Reddit faces content quality concerns after its Great Mod Purge::Concerns of Redditor safety, jeopardized research amid new mods and API rules.
This is true for the their frontpage at least. Many say it wasn’t a good knowledge base, I feel like it was. Specially for those who starting hobbies or running into issues. Also the most random knowledge would show up there.
If you were using it to get facts to form an opinion, I would say it wasn’t the best but then again, that style of research is difficult even without reddit.
I miss the good quality reads I’d get from it, but Lemmy is now that filler for me.
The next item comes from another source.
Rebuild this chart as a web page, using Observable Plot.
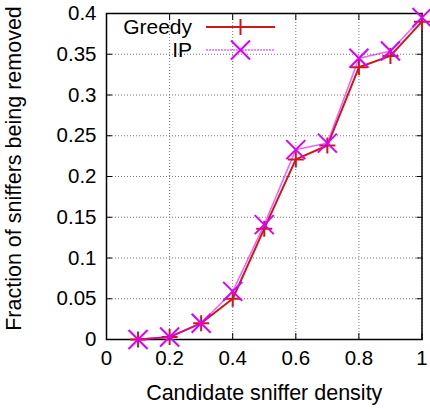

A quote from the article: “response to concerns that the new r/homeautomation mod team could overlook posts with dangerous misinformation, the anonymous Redditor pointed me to the subreddit’s sidebar, which has a disclaimer about the dangers of electricity. However, the disclaimer is only visible on old Reddit. The mod doesn’t know why.”
That kinda sums it all up, right there.
If a mod can’t be bothered to know why something only shows on old reddit, they shouldn’t be a mod at all. It takes all of two minutes to find out why, and not much longer to fix.
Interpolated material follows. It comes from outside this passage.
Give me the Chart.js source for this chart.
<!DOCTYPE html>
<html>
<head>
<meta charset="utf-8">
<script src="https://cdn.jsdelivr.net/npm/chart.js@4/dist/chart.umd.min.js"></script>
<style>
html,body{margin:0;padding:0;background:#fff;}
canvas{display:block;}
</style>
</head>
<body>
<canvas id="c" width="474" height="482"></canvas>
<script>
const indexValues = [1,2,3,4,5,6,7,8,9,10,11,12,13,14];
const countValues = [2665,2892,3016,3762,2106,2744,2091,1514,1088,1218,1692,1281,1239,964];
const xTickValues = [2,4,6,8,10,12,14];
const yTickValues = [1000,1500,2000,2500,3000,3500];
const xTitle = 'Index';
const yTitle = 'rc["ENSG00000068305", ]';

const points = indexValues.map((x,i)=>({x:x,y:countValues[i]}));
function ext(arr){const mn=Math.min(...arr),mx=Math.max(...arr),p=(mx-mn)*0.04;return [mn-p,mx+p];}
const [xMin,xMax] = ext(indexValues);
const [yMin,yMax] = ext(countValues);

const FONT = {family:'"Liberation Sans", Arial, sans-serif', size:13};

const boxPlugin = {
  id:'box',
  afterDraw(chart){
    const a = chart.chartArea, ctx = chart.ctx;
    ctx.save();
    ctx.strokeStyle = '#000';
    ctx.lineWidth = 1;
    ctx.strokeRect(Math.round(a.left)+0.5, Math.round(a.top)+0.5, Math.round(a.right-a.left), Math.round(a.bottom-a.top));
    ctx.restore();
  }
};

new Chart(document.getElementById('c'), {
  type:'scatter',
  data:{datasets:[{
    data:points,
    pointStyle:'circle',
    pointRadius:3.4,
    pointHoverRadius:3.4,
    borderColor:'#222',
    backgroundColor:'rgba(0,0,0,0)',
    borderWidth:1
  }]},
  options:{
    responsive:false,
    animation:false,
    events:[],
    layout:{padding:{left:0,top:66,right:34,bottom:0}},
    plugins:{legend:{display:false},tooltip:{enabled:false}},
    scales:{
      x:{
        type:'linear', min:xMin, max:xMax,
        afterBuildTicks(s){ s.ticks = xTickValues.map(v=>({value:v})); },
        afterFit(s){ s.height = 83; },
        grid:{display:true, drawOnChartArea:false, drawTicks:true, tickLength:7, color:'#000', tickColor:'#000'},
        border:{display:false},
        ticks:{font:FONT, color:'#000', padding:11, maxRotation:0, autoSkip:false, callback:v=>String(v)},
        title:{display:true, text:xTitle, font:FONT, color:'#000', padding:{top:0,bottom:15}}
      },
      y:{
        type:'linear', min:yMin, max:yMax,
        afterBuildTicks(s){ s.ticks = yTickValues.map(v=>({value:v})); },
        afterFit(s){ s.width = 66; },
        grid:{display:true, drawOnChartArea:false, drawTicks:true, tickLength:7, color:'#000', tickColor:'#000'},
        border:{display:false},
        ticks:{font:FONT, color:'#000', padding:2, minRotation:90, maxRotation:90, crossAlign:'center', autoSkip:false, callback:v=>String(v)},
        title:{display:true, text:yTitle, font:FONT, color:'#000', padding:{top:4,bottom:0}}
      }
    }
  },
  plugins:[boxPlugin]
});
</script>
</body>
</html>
It’s fine to jump in and learn on the go. It isn’t fine to jump in and not learn at all.
Reddit was never a place to go to for facts. Reddit has always hated facts.
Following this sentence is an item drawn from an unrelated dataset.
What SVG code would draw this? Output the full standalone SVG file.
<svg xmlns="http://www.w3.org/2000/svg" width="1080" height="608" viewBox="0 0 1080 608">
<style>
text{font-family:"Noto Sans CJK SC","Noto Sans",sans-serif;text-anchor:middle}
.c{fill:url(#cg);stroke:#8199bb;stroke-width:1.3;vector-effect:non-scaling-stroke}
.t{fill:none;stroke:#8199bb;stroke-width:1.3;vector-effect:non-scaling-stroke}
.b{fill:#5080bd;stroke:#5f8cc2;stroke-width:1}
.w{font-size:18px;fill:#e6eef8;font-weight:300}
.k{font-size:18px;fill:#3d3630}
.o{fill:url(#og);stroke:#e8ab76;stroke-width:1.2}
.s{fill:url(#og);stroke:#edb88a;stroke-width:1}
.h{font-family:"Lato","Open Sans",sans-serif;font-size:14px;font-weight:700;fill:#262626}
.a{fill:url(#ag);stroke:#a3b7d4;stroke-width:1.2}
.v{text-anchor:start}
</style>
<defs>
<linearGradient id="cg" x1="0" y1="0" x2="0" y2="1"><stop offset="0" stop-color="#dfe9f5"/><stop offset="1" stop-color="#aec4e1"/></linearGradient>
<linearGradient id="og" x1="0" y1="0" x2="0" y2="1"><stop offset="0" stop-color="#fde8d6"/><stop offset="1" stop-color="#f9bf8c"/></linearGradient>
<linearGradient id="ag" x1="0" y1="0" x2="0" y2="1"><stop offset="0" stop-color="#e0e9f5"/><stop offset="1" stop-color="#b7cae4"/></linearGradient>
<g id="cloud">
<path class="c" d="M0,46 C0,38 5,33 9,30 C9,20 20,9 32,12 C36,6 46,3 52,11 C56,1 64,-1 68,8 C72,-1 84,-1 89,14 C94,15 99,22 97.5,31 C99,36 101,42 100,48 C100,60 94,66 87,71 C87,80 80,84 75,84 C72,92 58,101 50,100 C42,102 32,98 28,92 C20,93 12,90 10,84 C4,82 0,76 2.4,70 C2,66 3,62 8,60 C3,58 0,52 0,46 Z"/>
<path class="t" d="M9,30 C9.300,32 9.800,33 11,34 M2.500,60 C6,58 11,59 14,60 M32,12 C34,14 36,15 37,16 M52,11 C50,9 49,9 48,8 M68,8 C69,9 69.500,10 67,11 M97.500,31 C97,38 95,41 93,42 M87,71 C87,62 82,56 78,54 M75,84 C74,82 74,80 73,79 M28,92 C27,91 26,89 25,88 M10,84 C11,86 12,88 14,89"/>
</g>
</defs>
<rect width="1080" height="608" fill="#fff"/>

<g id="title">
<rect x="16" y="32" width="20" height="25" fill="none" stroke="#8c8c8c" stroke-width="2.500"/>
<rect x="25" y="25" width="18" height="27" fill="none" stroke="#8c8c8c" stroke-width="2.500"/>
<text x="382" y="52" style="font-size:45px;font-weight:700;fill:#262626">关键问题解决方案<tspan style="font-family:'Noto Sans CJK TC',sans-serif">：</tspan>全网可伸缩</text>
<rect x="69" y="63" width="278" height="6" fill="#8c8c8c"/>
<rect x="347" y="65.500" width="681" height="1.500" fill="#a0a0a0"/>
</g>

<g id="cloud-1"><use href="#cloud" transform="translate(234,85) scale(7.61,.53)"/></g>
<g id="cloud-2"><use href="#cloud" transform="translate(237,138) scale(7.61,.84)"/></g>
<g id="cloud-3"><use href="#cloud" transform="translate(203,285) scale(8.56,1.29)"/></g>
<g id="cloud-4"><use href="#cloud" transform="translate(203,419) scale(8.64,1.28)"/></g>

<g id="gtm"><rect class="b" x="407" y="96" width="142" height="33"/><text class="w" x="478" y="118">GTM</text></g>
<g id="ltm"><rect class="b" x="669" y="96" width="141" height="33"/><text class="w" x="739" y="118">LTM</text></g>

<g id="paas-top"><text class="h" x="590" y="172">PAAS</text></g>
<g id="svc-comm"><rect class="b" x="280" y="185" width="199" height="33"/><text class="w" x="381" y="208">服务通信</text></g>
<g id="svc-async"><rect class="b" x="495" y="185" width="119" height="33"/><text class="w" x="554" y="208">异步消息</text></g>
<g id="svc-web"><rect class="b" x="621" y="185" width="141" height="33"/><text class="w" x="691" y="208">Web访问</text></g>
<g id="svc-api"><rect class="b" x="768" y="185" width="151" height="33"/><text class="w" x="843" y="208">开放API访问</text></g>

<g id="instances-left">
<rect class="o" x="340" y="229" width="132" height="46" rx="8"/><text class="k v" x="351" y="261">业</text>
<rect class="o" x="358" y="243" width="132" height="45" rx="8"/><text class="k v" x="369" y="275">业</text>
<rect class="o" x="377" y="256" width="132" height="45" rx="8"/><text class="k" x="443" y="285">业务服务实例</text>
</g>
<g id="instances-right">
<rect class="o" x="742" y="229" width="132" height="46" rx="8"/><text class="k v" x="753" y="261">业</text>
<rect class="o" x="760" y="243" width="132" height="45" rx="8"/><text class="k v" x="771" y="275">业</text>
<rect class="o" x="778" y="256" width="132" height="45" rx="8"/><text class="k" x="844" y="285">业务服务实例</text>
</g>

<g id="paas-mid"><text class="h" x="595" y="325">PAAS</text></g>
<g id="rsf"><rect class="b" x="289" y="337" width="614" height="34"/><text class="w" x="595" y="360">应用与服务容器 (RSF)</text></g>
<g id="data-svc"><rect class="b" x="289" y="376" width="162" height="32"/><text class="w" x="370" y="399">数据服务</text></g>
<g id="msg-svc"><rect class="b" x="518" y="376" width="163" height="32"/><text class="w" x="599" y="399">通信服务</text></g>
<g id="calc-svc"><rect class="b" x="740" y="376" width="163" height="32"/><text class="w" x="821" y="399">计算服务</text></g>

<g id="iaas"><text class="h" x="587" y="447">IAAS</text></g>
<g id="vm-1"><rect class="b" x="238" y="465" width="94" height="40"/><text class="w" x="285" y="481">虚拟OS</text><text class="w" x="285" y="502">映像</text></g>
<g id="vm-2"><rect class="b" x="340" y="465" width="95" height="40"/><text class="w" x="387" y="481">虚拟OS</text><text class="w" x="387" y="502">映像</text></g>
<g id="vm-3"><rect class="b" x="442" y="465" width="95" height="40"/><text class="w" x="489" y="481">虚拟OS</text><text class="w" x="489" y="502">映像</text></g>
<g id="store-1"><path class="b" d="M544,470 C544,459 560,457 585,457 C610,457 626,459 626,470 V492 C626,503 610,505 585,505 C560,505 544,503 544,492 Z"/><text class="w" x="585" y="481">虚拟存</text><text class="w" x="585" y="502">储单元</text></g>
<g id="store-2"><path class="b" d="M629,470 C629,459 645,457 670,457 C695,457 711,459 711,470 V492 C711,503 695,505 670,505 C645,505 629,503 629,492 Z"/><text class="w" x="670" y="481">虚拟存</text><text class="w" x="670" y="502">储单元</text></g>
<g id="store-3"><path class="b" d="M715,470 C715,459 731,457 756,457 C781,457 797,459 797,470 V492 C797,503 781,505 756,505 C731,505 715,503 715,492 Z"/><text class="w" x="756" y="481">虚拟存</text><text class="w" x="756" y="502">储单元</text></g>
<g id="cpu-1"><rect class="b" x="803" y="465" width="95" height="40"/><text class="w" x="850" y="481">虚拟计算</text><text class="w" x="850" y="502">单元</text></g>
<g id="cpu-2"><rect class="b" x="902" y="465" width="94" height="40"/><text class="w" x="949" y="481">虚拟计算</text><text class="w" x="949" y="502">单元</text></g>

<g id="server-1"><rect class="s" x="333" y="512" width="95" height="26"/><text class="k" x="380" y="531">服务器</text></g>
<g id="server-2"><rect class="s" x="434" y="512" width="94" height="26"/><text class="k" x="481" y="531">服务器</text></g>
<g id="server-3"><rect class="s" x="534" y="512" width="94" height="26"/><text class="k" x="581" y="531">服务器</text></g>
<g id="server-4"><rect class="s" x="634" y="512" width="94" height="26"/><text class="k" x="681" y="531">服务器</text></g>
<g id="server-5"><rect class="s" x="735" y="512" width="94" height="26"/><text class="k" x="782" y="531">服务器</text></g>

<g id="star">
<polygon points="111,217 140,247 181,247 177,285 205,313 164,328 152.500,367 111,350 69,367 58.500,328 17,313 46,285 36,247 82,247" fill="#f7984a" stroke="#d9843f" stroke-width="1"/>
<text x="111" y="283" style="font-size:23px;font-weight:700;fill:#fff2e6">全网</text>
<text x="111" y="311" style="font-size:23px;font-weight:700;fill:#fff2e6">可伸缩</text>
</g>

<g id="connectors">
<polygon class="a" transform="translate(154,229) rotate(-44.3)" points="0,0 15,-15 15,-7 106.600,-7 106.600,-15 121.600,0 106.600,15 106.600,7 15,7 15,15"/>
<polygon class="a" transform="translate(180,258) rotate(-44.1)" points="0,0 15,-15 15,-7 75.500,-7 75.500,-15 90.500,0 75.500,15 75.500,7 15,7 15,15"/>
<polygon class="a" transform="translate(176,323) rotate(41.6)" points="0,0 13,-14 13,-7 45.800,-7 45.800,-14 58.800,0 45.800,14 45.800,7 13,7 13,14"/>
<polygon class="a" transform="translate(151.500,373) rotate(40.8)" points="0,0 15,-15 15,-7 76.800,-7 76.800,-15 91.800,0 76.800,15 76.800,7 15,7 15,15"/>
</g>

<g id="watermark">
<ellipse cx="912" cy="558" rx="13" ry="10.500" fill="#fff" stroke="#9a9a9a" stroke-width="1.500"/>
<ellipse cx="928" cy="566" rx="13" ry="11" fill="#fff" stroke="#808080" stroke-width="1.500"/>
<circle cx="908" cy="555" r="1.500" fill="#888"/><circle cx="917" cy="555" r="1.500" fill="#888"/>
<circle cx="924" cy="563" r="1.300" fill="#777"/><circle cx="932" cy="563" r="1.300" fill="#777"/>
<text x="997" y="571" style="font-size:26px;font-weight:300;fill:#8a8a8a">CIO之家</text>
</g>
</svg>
I mean… tech news articles on Lemmy are posted by a bot, so we’re not far better off
Even without them, Lemmy has extremely limited material for learning about stuff.
To quote Nelson Muntz: “Haha!”
Reddit has been shit for over a decade now and the mods were a big reason for that. I’m completely switching to Lemmy by the end of the year and any subs that don’t exist on Lemmy that exist on Reddit I’ll just create myself. Maybe even write a bit that takes top posts from the niche reddit subs I like and posts them here to get people to convert.